[Objective] Can you set down, exactly as they appear below, the lines from the opening of the material through the one bearing "1, 1.25, 1.5, 2, 2.5, 3, 3.5];", minus the pictures?

==================================================

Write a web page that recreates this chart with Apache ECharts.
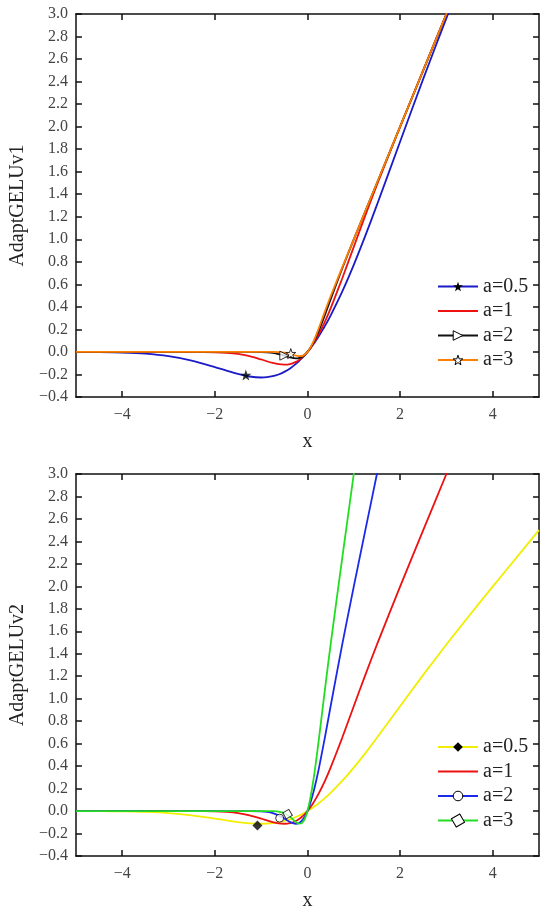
<!DOCTYPE html>
<html>
<head>
<meta charset="utf-8" />
<title>AdaptGELU</title>
<style>
    html, body { margin: 0; padding: 0; background: #fff; }
    #main { width: 550px; height: 915px; }
</style>
</head>
<body>
<div id="main"></div>
<script src="https://cdn.jsdelivr.net/npm/echarts@6/dist/echarts.min.js"></script>
<script type="text/javascript">
    // x positions shared by every curve
    var xs = [-5, -4.5, -4, -3.5, -3, -2.5, -2, -1.75, -1.5, -1.25, -1, -0.875, -0.75, -0.625,
        -0.5, -0.375, -0.25, -0.1875, -0.125, -0.0625, 0, 0.0625, 0.125, 0.1875, 0.25, 0.375,
        0.5, 0.75, 1, 1.25, 1.5, 2, 2.5, 3, 3.5, 4, 4.5, 5];

    // AdaptGELUv1 (top panel)
    var v1A05 = [-0.0004, -0.0017, -0.0054, -0.015, -0.037, -0.076, -0.134, -0.166, -0.195, -0.218,
        -0.227, -0.224, -0.215, -0.2, -0.177, -0.146, -0.106, -0.083, -0.058, -0.03,
        0, 0.032, 0.067, 0.104, 0.144, 0.229, 0.323, 0.535, 0.773, 1.032, 1.305, 1.866, 2.424, 2.963, 3.485];
    var v1A1 = [0, 0, 0, 0, -0.0002, -0.0004, -0.0027, -0.0076, -0.018, -0.038,
        -0.067, -0.083, -0.098, -0.109, -0.113, -0.108, -0.088, -0.073, -0.053, -0.029,
        0, 0.034, 0.072, 0.115, 0.162, 0.267, 0.387, 0.652, 0.933, 1.212, 1.482, 1.997, 2.5, 3.0, 3.5];
    var v1A2 = [0, 0, 0, 0, 0, 0, 0, 0, 0, 0,
        -0.0013, -0.0038, -0.0092, -0.019, -0.033, -0.049, -0.057, -0.054, -0.044, -0.027,
        0, 0.036, 0.081, 0.134, 0.193, 0.326, 0.467, 0.741, 0.999, 1.25, 1.5, 2, 2.5, 3, 3.5];
    var v1A3 = [0, 0, 0, 0, 0, 0, 0, 0, 0, 0, 0, 0,
        -0.0003, -0.0015, -0.0061, -0.017, -0.033, -0.037, -0.036, -0.024,
        0, 0.038, 0.089, 0.15, 0.217, 0.358, 0.494, 0.75, 1, 1.25, 1.5, 2, 2.5, 3, 3.5];

    // AdaptGELUv2 (bottom panel)
    var v2A05 = [-0.0002, -0.0009, -0.0027, -0.0076, -0.018, -0.038, -0.067, -0.083, -0.098, -0.109,
        -0.113, -0.112, -0.108, -0.1, -0.088, -0.073, -0.053, -0.042, -0.029, -0.015,
        0, 0.016, 0.034, 0.052, 0.072, 0.115, 0.162, 0.268, 0.387, 0.516, 0.653, 0.933, 1.212, 1.482,
        1.743, 1.997, 2.249, 2.5];
    var v2A1 = [0, 0, 0, 0, -0.0002, -0.0004, -0.0027, -0.0076, -0.018, -0.038,
        -0.067, -0.083, -0.098, -0.109, -0.113, -0.108, -0.088, -0.073, -0.053, -0.029,
        0, 0.034, 0.072, 0.115, 0.162, 0.267, 0.387, 0.652, 0.933, 1.212, 1.482, 1.997, 2.5, 3.0, 3.5];
    var v2A2 = [0, 0, 0, 0, 0, 0, 0, 0, 0, 0,
        -0.0027, -0.0076, -0.018, -0.038, -0.067, -0.098, -0.113, -0.108, -0.088, -0.053,
        0, 0.072, 0.162, 0.267, 0.387, 0.652, 0.933, 1.482, 1.997, 2.5, 3.0, 4.0];
    var v2A3 = [0, 0, 0, 0, 0, 0, 0, 0, 0, 0, 0, 0,
        -0.001, -0.0046, -0.018, -0.052, -0.098, -0.111, -0.108, -0.073,
        0, 0.115, 0.267, 0.45, 0.652, 1.074, 1.482, 2.25, 3.0, 3.75];

    // single marker drawn on each curve (null = no marker)
    var v1Marks = [[-1.33, -0.205], null, [-0.5, -0.033], [-0.36, -0.015]];
    var v2Marks = [[-1.08, -0.128], null, [-0.6, -0.063], [-0.43, -0.027]];

    var names = ['a=0.5', 'a=1', 'a=2', 'a=3'];
    var xTicks = [-4, -2, 0, 2, 4];

    var STAR = 'path://M5,0L6.18,3.45L9.76,3.45L6.91,5.59L7.94,9.05L5,7L2.06,9.05L3.09,5.59L0.24,3.45L3.82,3.45Z';
    var TRI = 'path://M1,1.5L9,5L1,8.5Z';

    var SERIF = 'Liberation Serif';

    function pairs(ys) {
        return ys.map(function (y, i) { return [xs[i], y]; });
    }

    function makeSeries(panel, vals, marks, cfg) {
        var out = [];
        vals.forEach(function (ys, k) {
            var name = 'v' + (panel + 1) + ' ' + names[k];
            var markStyle;
            if (!marks[k]) {
                // no marker: keep the legend icon a plain line
                markStyle = { color: cfg.colors[k], opacity: 0 };
            } else if (cfg.hollow[k]) {
                markStyle = { color: '#fff', borderColor: '#000', borderWidth: 1 };
            } else {
                markStyle = { color: '#000' };
            }
            out.push({
                name: name,
                type: 'line',
                xAxisIndex: panel * 2,
                yAxisIndex: panel * 2,
                data: pairs(ys),
                smooth: 0.25,
                showSymbol: false,
                symbol: cfg.symbols[k],
                symbolSize: cfg.sizes[k],
                symbolRotate: cfg.rotate[k],
                lineStyle: { color: cfg.colors[k], width: 1.8, opacity: 1 },
                itemStyle: markStyle,
                emphasis: { disabled: true },
                silent: true
            });
            if (marks[k]) {
                out.push({
                    name: name,
                    type: 'scatter',
                    xAxisIndex: panel * 2,
                    yAxisIndex: panel * 2,
                    data: [marks[k]],
                    symbol: cfg.symbols[k],
                    symbolSize: cfg.sizes[k],
                    symbolRotate: cfg.rotate[k],
                    itemStyle: markStyle,
                    z: 5,
                    silent: true
                });
            }
        });
        return out;
    }

    var topSeries = makeSeries(0, [v1A05, v1A1, v1A2, v1A3], v1Marks, {
        colors: ['#1a1ac8', '#ee1111', '#111111', '#ff8000'],
        symbols: [STAR, 'circle', TRI, STAR],
        sizes: [11, 0, 9, 10],
        rotate: [0, 0, 0, 0],
        hollow: [false, false, true, true]
    });
    var bottomSeries = makeSeries(1, [v2A05, v2A1, v2A2, v2A3], v2Marks, {
        colors: ['#f2ee00', '#ee1111', '#1a2ae8', '#22dd22'],
        symbols: ['diamond', 'circle', 'circle', 'rect'],
        sizes: [10, 0, 8, 7],
        rotate: [0, 0, 0, 30],
        hollow: [false, false, true, true]
    });

    var axisLine = { show: true, onZero: false, lineStyle: { color: '#111', width: 1.5 } };
    var axisTick = { show: true, inside: true, length: 6, lineStyle: { color: '#111', width: 1.5 } };
    var labelStyle = { fontFamily: SERIF, fontSize: 16, color: '#444' };
    var nameStyle = { fontFamily: SERIF, fontSize: 20, color: '#222' };

    function xAxes(grid) {
        return [
            {
                type: 'value', gridIndex: grid, position: 'bottom', min: -5, max: 5,
                name: 'x', nameLocation: 'middle', nameGap: 35, nameTextStyle: nameStyle,
                axisLine: axisLine,
                axisTick: Object.assign({ customValues: xTicks }, axisTick),
                axisLabel: Object.assign({ customValues: xTicks, margin: 10,
                    formatter: function (v) { return String(v).replace('-', '\u2212'); } }, labelStyle),
                splitLine: { show: false }
            },
            {
                type: 'value', gridIndex: grid, position: 'top', min: -5, max: 5,
                axisLine: axisLine,
                axisTick: Object.assign({ customValues: xTicks }, axisTick),
                axisLabel: { show: false },
                splitLine: { show: false }
            }
        ];
    }

    function yAxes(grid, title) {
        return [
            {
                type: 'value', gridIndex: grid, position: 'left', min: -0.4, max: 3.0, interval: 0.2,
                name: title, nameLocation: 'middle', nameGap: 42, nameTextStyle: nameStyle,
                axisLine: axisLine,
                axisTick: axisTick,
                axisLabel: Object.assign({ margin: 8,
                    formatter: function (v) { return v.toFixed(1).replace('-', '\u2212'); } }, labelStyle),
                splitLine: { show: false }
            },
            {
                type: 'value', gridIndex: grid, position: 'right', min: -0.4, max: 3.0, interval: 0.2,
                axisLine: axisLine,
                axisTick: axisTick,
                axisLabel: { show: false },
                splitLine: { show: false }
            }
        ];
    }

    function legendFor(panel, top) {
        return {
            orient: 'vertical',
            left: 432,
            top: top,
            itemWidth: 40,
            itemHeight: 12,
            itemGap: 4.5,
            selectedMode: false,
            data: names.map(function (n) { return 'v' + (panel + 1) + ' ' + n; }),
            formatter: function (n) { return n.slice(3); },
            itemStyle: { borderWidth: 1 },
            textStyle: { fontFamily: SERIF, fontSize: 20, color: '#222' }
        };
    }

    var chartDom = document.getElementById('main');
    var myChart = echarts.init(chartDom);
    var option = {
        animation: false,
        backgroundColor: '#fff',
        grid: [
            { left: 69, right: 11, top: 14, height: 383 },
            { left: 69, right: 11, top: 474, height: 382 }
        ],
        xAxis: xAxes(0).concat(xAxes(1)),
        yAxis: yAxes(0, 'AdaptGELUv1').concat(yAxes(1, 'AdaptGELUv2')),
        legend: [legendFor(0, 271.5), legendFor(1, 732)],
        series: topSeries.concat(bottomSeries)
    };

    option && myChart.setOption(option);
</script>
</body>
</html>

==================================================

[Written solution]
Write a web page that recreates this chart with Apache ECharts.
<!DOCTYPE html>
<html>
<head>
<meta charset="utf-8" />
<title>AdaptGELU</title>
<style>
    html, body { margin: 0; padding: 0; background: #fff; }
    #main { width: 550px; height: 915px; }
</style>
</head>
<body>
<div id="main"></div>
<script src="https://cdn.jsdelivr.net/npm/echarts@6/dist/echarts.min.js"></script>
<script type="text/javascript">
    // x positions shared by every curve
    var xs = [-5, -4.5, -4, -3.5, -3, -2.5, -2, -1.75, -1.5, -1.25, -1, -0.875, -0.75, -0.625,
        -0.5, -0.375, -0.25, -0.1875, -0.125, -0.0625, 0, 0.0625, 0.125, 0.1875, 0.25, 0.375,
        0.5, 0.75, 1, 1.25, 1.5, 2, 2.5, 3, 3.5, 4, 4.5, 5];

    // AdaptGELUv1 (top panel)
    var v1A05 = [-0.0004, -0.0017, -0.0054, -0.015, -0.037, -0.076, -0.134, -0.166, -0.195, -0.218,
        -0.227, -0.224, -0.215, -0.2, -0.177, -0.146, -0.106, -0.083, -0.058, -0.03,
        0, 0.032, 0.067, 0.104, 0.144, 0.229, 0.323, 0.535, 0.773, 1.032, 1.305, 1.866, 2.424, 2.963, 3.485];
    var v1A1 = [0, 0, 0, 0, -0.0002, -0.0004, -0.0027, -0.0076, -0.018, -0.038,
        -0.067, -0.083, -0.098, -0.109, -0.113, -0.108, -0.088, -0.073, -0.053, -0.029,
        0, 0.034, 0.072, 0.115, 0.162, 0.267, 0.387, 0.652, 0.933, 1.212, 1.482, 1.997, 2.5, 3.0, 3.5];
    var v1A2 = [0, 0, 0, 0, 0, 0, 0, 0, 0, 0,
        -0.0013, -0.0038, -0.0092, -0.019, -0.033, -0.049, -0.057, -0.054, -0.044, -0.027,
        0, 0.036, 0.081, 0.134, 0.193, 0.326, 0.467, 0.741, 0.999, 1.25, 1.5, 2, 2.5, 3, 3.5];
    var v1A3 = [0, 0, 0, 0, 0, 0, 0, 0, 0, 0, 0, 0,
        -0.0003, -0.0015, -0.0061, -0.017, -0.033, -0.037, -0.036, -0.024,
        0, 0.038, 0.089, 0.15, 0.217, 0.358, 0.494, 0.75, 1, 1.25, 1.5, 2, 2.5, 3, 3.5];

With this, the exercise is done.